We are sidetracked on whether points alone or some complex feedback measure is better (i.e., huge variety of badges in SO; complex way of getting and losing karma).
There's something more crucial.
I've been thinking about this for a while.
It's the distinction between fact and opinion.
On the web, it'd be mighty useful to be able to tell them apart. And assign a credibilty value to *anything*. Otherwise, we are at risk of being manipulated.
Back on topic of So vs. DC...
When you have fact-like info, I think SO interface is better.
Example: "how do i change font size in eclipse?"
This can be easily tested to see if it works.
Now we all know and love that not all the content here is facts, but opinions. Same on stackOverflow! and it was designed for factual stuff.
Example: "what is the best [foo]?"
Here we are in opinion territory.
Q1: Can humans distinguish between fact and opinion easily? Do they? My gut feeling if that we take advice -even for big decisions- on things that have very little relation to facts or empirical evidence _most of the time_.
Q2: Could machines be trained to make this distinction?
Q3: How about a mix of human and machine?
Q4: Could this be done at web scale?
Q5: Would the system be trustable and reliable enough to have reference value? i.e., can it be gamed? Example: Running shoes. There's a XX billion industry on top of them. However, nobody has shown any effect of expensive shoes getting less injuries to people.

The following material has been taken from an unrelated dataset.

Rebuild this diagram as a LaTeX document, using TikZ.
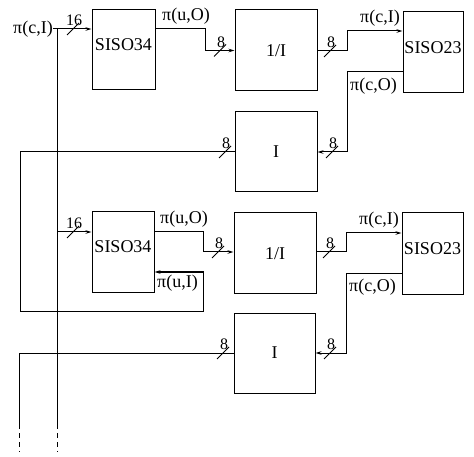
\documentclass[tikz,border=0pt]{standalone}
\usepackage{fontspec}
\setmainfont{Liberation Serif}
\usetikzlibrary{arrows.meta,calc}
\begin{document}
\begin{tikzpicture}[x=1pt,y=-1pt,
  blk/.style={draw,line width=1pt,minimum width=#1,inner sep=0pt},
  blk/.default=82pt,
  wire/.style={line width=1pt},
  arr/.style={wire,-{Stealth[length=6pt,width=3.5pt]}},
  lbl/.style={font=\fontsize{18}{20}\selectfont,inner sep=0pt},
  num/.style={font=\fontsize{16}{18}\selectfont,inner sep=0pt,anchor=south},
]
\useasboundingbox (0,0) rectangle (474,457);
\newcommand\busmark[2]{\draw[wire] ($(#1)+(-6,6)$) -- ($(#1)+(6,-6)$);
  \node[num] at ($(#1)+(1,-3)$) {#2};}
% ---------- blocks ----------
\node[blk=63pt,minimum height=80pt] (s34a) at (123.5,50) {};
\node[lbl] at (123.5,45) {SISO34};
\node[blk,minimum height=81pt] (ia1) at (276,50.5) {};
\node[lbl] at (276,51) {1/I};
\node[blk=60pt,minimum height=81pt] (s23a) at (433,52.5) {};
\node[lbl] at (433,48) {SISO23};
\node[blk,minimum height=80pt] (ia) at (276,152) {};
\node[lbl] at (276,152) {I};
\node[blk=62pt,minimum height=80pt] (s34b) at (123,252) {};
\node[lbl] at (123,247) {SISO34};
\node[blk,minimum height=80pt] (ib1) at (275,253) {};
\node[lbl] at (275,254) {1/I};
\node[blk=61pt,minimum height=81pt] (s23b) at (432.5,253.5) {};
\node[lbl] at (432.5,249) {SISO23};
\node[blk=81pt,minimum height=80pt] (ib) at (274.5,353) {};
\node[lbl] at (274.5,353) {I};
% ---------- input ----------
\node[lbl,anchor=east] (pin) at (53,29) {π(c,I)};
\coordinate (j) at (57,29);
\draw[arr] (pin.east) -- (s34a.west |- pin.east);
\coordinate (vend) at (57,424);
\draw[wire] (j) -- (vend);
\draw[wire,dash pattern=on 5pt off 4pt] (vend) -- (57,452);
\busmark{73,29}{16}
% ---------- top row ----------
\coordinate (a1) at (205,29); \coordinate (a2) at (205,50.5);
\draw[arr] (s34a.east |- a1) -- (a1) -- (a2) -- (ia1.west |- a2);
\node[lbl,anchor=south] at (186,25) {π(u,O)};
\busmark{220,50.5}{8}
\coordinate (b1) at (347,51); \coordinate (b2) at (347,31);
\draw[arr] (ia1.east |- b1) -- (b1) -- (b2) -- (s23a.west |- b2);
\busmark{330,51}{8}
\node[lbl,anchor=south] at (380,27) {π(c,I)};
\coordinate (c1) at (347,72); \coordinate (c2) at (347,152);
\draw[arr] (s23a.west |- c1) -- (c1) -- (c2) -- (ia.east |- c2);
\busmark{332,152}{8}
\node[lbl,anchor=north west] at (350,78) {π(c,O)};
% feedback from I (top) to SISO34 (bottom)
\coordinate (d1) at (20,152); \coordinate (d2) at (20,311);
\coordinate (d3) at (203,311); \coordinate (d4) at (203,272);
\draw[arr] (ia.west) -- (d1) -- (d2) -- (d3) -- (d4) -- (s34b.east |- d4);
\busmark{225,152}{8}
\node[lbl,anchor=north west] at (157,275) {π(u,I)};
% ---------- bottom row ----------
\coordinate (e1) at (57,232);
\draw[arr] (e1) -- (s34b.west |- e1);
\busmark{73,232}{16}
\coordinate (f1) at (203,232); \coordinate (f2) at (203,252);
\draw[arr] (s34b.east |- f1) -- (f1) -- (f2) -- (ib1.west |- f2);
\node[lbl,anchor=south] at (184,228) {π(u,O)};
\busmark{218,252}{8}
\coordinate (g1) at (346,252); \coordinate (g2) at (346,233);
\draw[arr] (ib1.east |- g1) -- (g1) -- (g2) -- (s23b.west |- g2);
\busmark{329,252}{8}
\node[lbl,anchor=south] at (379,229) {π(c,I)};
\coordinate (h1) at (346,273); \coordinate (h2) at (346,353);
\draw[arr] (s23b.west |- h1) -- (h1) -- (h2) -- (ib.east |- h2);
\busmark{330,353}{8}
\node[lbl,anchor=north west] at (349,279) {π(c,O)};
\coordinate (k1) at (19,353); \coordinate (k2) at (19,424);
\draw[wire] (ib.west) -- (k1) -- (k2);
\draw[wire,dash pattern=on 5pt off 4pt] (k2) -- (19,452);
\busmark{223,353}{8}
\end{tikzpicture}
\end{document}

What I'm thinking is really not practical because the marketing depts of the world, who implicitly run the media
would tag together and stop this system from being successful.
Game1: next time you see a sentence that is likely to influence your behavior, ask yourself: "How do I know what this is saying is true?".
Game2: Try to assign a trust value to each sentence on any random paragraph. Prepare to be amazed.